Welcome to DeFi, a place where you can easily take out a $50 million loan with ZERO collateral.
You can take out an uncollateralized loan of any size as long as you can repay it in the same transaction.
Let's dig deeper.
On 26 October Harvest Finance saw $33.8 million drained from its vaults in under 7 minutes! Depending on who you ask it was either a hack or a well-organized arbitrage.
It all started with a $50M flash loan from Uniswap that the hacker took with a zero downpayment.
The hacker could use this flash loan to conduct an arbitrage attack on the Harvest Finance pools and extract around $33.8 million.
While flash loans still remain part of the Wild West of DeFi, it doesn’t mean that they are solely used by malicious actors to exploit protocols.
For those who are surprised, DeFi allows for many more things than just borrowing/lending, liquidity providing, and yield farming.
One of its biggest secrets is that it also allows anyone to take a “flash loan” with absolutely zero collateral. This means that people can take out loans without ever needing to put down some collateral.
Users are taking out flash loans by leveraging the liquidity of protocols like Aave or Uniswap. They can take out however much they want - up to the entire liquidity level in the protocol.
Where's the catch?
It is pretty much for experienced Ethereum developers only. On top of this, you need to have a strong sense of trading and be able to take advantage of arbitrage to utilize the full potential of the possibilities from flash loans.
Typically, collateralization is the current cornerstone of DeFi. If you would like to borrow an asset, you need to deposit collateral to take out a loan.
However, with flash loans, the process is the exact opposite.
They are totally uncollateralized loans and require no deposit what-so-ever - provided that the loan borrowed is returned into the pool within the same transaction block.
If the loan is not repaid in the same transaction, the entire transaction is reversed to undo the loan - effectively meaning that no funds/liquidity was ever moved.
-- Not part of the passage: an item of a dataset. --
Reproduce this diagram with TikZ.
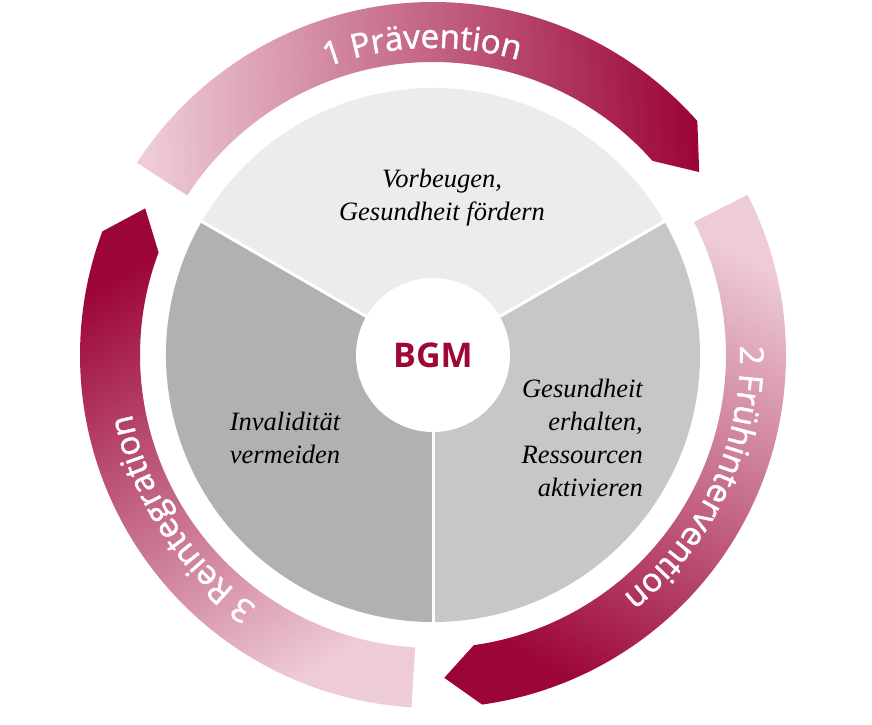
\documentclass[tikz,border=0pt]{standalone}
\usepackage{fontspec}
\setsansfont{Open Sans}
\newfontfamily\labelserif{Liberation Serif}
\usetikzlibrary{decorations.text}
\definecolor{crimson}{RGB}{156,6,54}
\definecolor{blush}{RGB}{238,204,215}
\definecolor{secA}{RGB}{236,236,236}
\definecolor{secB}{RGB}{198,199,198}
\definecolor{secC}{RGB}{176,177,176}
\definecolor{bgmred}{RGB}{158,8,52}
\newcommand{\arcTxt}{\sffamily\addfontfeatures{FakeBold=1.5}\fontsize{33}{38}\selectfont}
\tikzset{
  sector/.style={draw=none},
  divider/.style={draw=white, line width=3pt},
  seclabel/.style={font=\labelserif\itshape\fontsize{26.5}{33}\selectfont, inner sep=0pt},
  hub/.style={circle, fill=white, minimum size=154pt, inner sep=0pt,
    font=\sffamily\bfseries\fontsize{34}{34}\selectfont, text=bgmred},
  ringtext/.style={decorate, decoration={text along path, text align=center,
    text color=white, text={#1}}}
}
\begin{document}
\begin{tikzpicture}[x=1pt, y=1pt]
\useasboundingbox (-433,-369) rectangle (439,355);
% ring arrows
\shade[bottom color=blush, top color=crimson, shading angle=-88]
  (147:353) arc[start angle=147, end angle=41.5, radius=353] -- (34.5:323)
  -- (41.5:293) arc[start angle=41.5, end angle=147, radius=293] -- cycle;
\shade[bottom color=blush, top color=crimson, shading angle=152]
  (27:353) arc[start angle=27, end angle=-82, radius=353] -- (-88:323)
  -- (-82:293) arc[start angle=-82, end angle=27, radius=293] -- cycle;
\shade[bottom color=blush, top color=crimson, shading angle=32]
  (266.5:353) arc[start angle=266.5, end angle=159.5, radius=353] -- (153:323)
  -- (159.5:293) arc[start angle=159.5, end angle=266.5, radius=293] -- cycle;
% ring labels
\path[ringtext={|\arcTxt|1 Prävention}]
  (152:307) arc[start angle=152, end angle=32, radius=307];
\path[ringtext={|\arcTxt|2 Frühintervention}]
  (35:307) arc[start angle=35, end angle=-85, radius=307];
\path[ringtext={|\arcTxt|3 Reintegration}]
  (273:307) arc[start angle=273, end angle=153, radius=307];
% pie
\fill[secA] (0,0) -- (30:267) arc[start angle=30, end angle=150, radius=267] -- cycle;
\fill[secB] (0,0) -- (-90:267) arc[start angle=-90, end angle=30, radius=267] -- cycle;
\fill[secC] (0,0) -- (150:267) arc[start angle=150, end angle=270, radius=267] -- cycle;
\draw[divider] (0,0) -- (30:268);
\draw[divider] (0,0) -- (150:268);
\draw[divider] (0,0) -- (270:268);
\node[hub] (bgm) at (0,0) {BGM};
\node[seclabel, align=center] (vorbeugen) at (9,157) {Vorbeugen,\\Gesundheit fördern};
\node[seclabel, align=center] (invaliditaet) at (-148,-83) {Invalidität\\vermeiden};
\node[seclabel, align=right, anchor=east] (erhalten) at (210,-83) {Gesundheit\\erhalten,\\Ressourcen\\aktivieren};
\end{tikzpicture}
\end{document}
This is the definition of “programmable money” in its purest form. You take the loan, utilize the funds from that loan to do something, and then repay the loan - all programmed to occur within one transaction.
Aave takes a 0.09% fee from every flash loan taken out, and this is distributed to liquidity providers as an additional stream of revenue. They also use some of the revenues from this fee to buy AAVE and burn it (reducing the AAVE supply) and reward projects that have integrated the Aave protocol into their system.
Uniswap and dYdX are two other protocols in which you can leverage flash loans.
Experienced developers/traders can use flash loans to take advantage of arbitrage, conduct collateral swapping, or enact self-liquidation.
The Closed Money-Making Party
The chart above represents the accumulated flash loan volume on the Aave protocol throughout 2020. Until March 1st, 2020, the chart was pretty much flat, and it started to go parabolic on July 1st, 2020, as the DeFi boom began with more people started to experiment with this new technology.
The top assets that users take for flash loans are in DAI, ETH, and USDC, with $590.6 million, $23.1 million, and $17.4 million in $ accumulated, respectively. It seems that DAI flash loans are by far the largest asset used.
In total, on Aave, there has been almost the equivalent of 1.7 million ETH taken out in flash loans across a range of different tokens (mainly DAI, ETH, and USDC). This equates to almost $650 million in accumulated flash loans so far.
Based on this chart, it is easy to see that a small group of Ethereum Math heads are playing with new money and are maximizing their profits by taking bigger flash loans over time as there is more liquidity available. Evidently, they have been increasing the loan sizes over the past few months as they find more opportunities to take advantage of and make a profit.
It is important to note that they would never have taken out these massive loans without Yield Farmers pouring money into different DeFi protocols. The liquidity on these DeFi platforms is what allows these flash loans to be taken out. Additionally, the Ethereum math heads are paying interest back to the Yield Farmers for loaning their liquidity.
What does it take to make a flash loan?
Fancy trying to take out a flash loan for yourself?
You are most welcome by all means - this IS DeFi. There are no credit checks nor KYC procedures that you need to go through.
All you need to do is edit this code (from Uniswap) to suit your needs and execute it on the Ethereum network;
If you can figure out how to do all of that - you are pretty much good to go.
Flash Loans are an entirely different sector of DeFi to what the majority of us are used to.
It requires a sound level of Etheruem coding knowledge and the ability to turn a profit with large sums of money, which is out of reach for most of us.
However, just because we don’t understand how to use these flash loans does not mean we should fear them.
Yes, they were used a couple of times by malicious actors to steal liquidity from poorly designed smart contracts. Simultaneously, they are also being used by honest actors to take advantage of arbitrage (and other processes) to balance the prices across markets and profit from doing so.
The flash loans doors are open to everybody.